### DATA BLOCK
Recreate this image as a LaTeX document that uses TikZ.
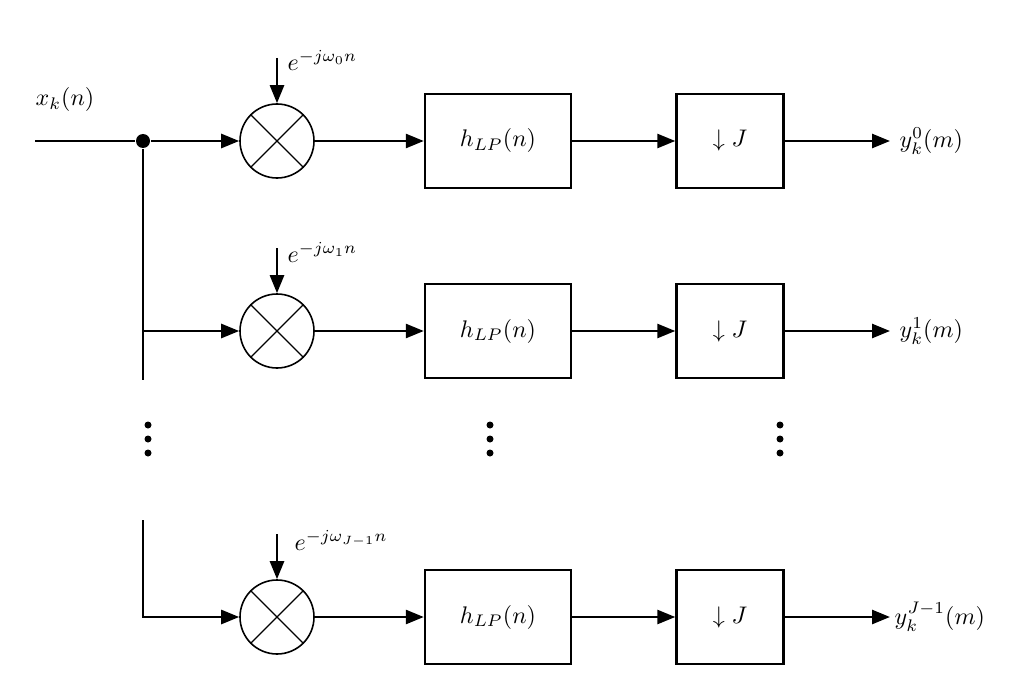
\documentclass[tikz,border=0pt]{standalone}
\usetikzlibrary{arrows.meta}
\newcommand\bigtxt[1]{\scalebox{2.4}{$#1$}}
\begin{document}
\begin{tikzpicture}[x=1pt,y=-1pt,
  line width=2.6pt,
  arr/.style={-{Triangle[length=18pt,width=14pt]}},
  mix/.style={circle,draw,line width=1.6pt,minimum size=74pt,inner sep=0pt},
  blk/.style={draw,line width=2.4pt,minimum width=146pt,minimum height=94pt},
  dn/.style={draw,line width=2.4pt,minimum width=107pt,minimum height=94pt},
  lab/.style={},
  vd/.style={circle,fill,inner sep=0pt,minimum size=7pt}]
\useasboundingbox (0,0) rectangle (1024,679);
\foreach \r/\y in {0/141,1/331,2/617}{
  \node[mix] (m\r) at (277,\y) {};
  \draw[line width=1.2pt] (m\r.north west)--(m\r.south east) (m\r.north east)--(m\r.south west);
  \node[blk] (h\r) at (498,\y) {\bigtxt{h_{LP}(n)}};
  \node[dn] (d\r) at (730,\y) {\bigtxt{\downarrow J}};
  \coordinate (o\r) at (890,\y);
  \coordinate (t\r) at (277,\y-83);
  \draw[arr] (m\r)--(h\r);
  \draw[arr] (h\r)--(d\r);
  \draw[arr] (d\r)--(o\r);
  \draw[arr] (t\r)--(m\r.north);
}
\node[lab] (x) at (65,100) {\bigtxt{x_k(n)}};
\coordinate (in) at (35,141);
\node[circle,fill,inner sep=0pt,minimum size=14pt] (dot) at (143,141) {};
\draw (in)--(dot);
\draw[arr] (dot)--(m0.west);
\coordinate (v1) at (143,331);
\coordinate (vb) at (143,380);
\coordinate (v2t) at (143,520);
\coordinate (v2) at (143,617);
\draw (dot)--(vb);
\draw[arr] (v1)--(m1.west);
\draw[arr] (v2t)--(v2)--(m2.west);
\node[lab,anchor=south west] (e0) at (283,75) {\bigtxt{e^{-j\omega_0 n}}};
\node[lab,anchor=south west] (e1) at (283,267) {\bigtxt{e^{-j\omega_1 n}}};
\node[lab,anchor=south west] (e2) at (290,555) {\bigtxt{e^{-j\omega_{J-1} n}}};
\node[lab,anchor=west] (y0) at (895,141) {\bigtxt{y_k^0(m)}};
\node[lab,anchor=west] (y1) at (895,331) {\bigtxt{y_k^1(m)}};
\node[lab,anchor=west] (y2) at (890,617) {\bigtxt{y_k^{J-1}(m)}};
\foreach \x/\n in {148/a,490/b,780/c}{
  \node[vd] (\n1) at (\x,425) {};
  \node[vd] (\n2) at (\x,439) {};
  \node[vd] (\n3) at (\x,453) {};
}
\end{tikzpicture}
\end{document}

### EXERCISE GOAL
Reproduce the whole listing above word for word, but not its pictures.

### RESULT
Recreate this image as a LaTeX document that uses TikZ.
\documentclass[tikz,border=0pt]{standalone}
\usetikzlibrary{arrows.meta}
\newcommand\bigtxt[1]{\scalebox{2.4}{$#1$}}
\begin{document}
\begin{tikzpicture}[x=1pt,y=-1pt,
  line width=2.6pt,
  arr/.style={-{Triangle[length=18pt,width=14pt]}},
  mix/.style={circle,draw,line width=1.6pt,minimum size=74pt,inner sep=0pt},
  blk/.style={draw,line width=2.4pt,minimum width=146pt,minimum height=94pt},
  dn/.style={draw,line width=2.4pt,minimum width=107pt,minimum height=94pt},
  lab/.style={},
  vd/.style={circle,fill,inner sep=0pt,minimum size=7pt}]
\useasboundingbox (0,0) rectangle (1024,679);
\foreach \r/\y in {0/141,1/331,2/617}{
  \node[mix] (m\r) at (277,\y) {};
  \draw[line width=1.2pt] (m\r.north west)--(m\r.south east) (m\r.north east)--(m\r.south west);
  \node[blk] (h\r) at (498,\y) {\bigtxt{h_{LP}(n)}};
  \node[dn] (d\r) at (730,\y) {\bigtxt{\downarrow J}};
  \coordinate (o\r) at (890,\y);
  \coordinate (t\r) at (277,\y-83);
  \draw[arr] (m\r)--(h\r);
  \draw[arr] (h\r)--(d\r);
  \draw[arr] (d\r)--(o\r);
  \draw[arr] (t\r)--(m\r.north);
}
\node[lab] (x) at (65,100) {\bigtxt{x_k(n)}};
\coordinate (in) at (35,141);
\node[circle,fill,inner sep=0pt,minimum size=14pt] (dot) at (143,141) {};
\draw (in)--(dot);
\draw[arr] (dot)--(m0.west);
\coordinate (v1) at (143,331);
\coordinate (vb) at (143,380);
\coordinate (v2t) at (143,520);
\coordinate (v2) at (143,617);
\draw (dot)--(vb);
\draw[arr] (v1)--(m1.west);
\draw[arr] (v2t)--(v2)--(m2.west);
\node[lab,anchor=south west] (e0) at (283,75) {\bigtxt{e^{-j\omega_0 n}}};
\node[lab,anchor=south west] (e1) at (283,267) {\bigtxt{e^{-j\omega_1 n}}};
\node[lab,anchor=south west] (e2) at (290,555) {\bigtxt{e^{-j\omega_{J-1} n}}};
\node[lab,anchor=west] (y0) at (895,141) {\bigtxt{y_k^0(m)}};
\node[lab,anchor=west] (y1) at (895,331) {\bigtxt{y_k^1(m)}};
\node[lab,anchor=west] (y2) at (890,617) {\bigtxt{y_k^{J-1}(m)}};
\foreach \x/\n in {148/a,490/b,780/c}{
  \node[vd] (\n1) at (\x,425) {};
  \node[vd] (\n2) at (\x,439) {};
  \node[vd] (\n3) at (\x,453) {};
}
\end{tikzpicture}
\end{document}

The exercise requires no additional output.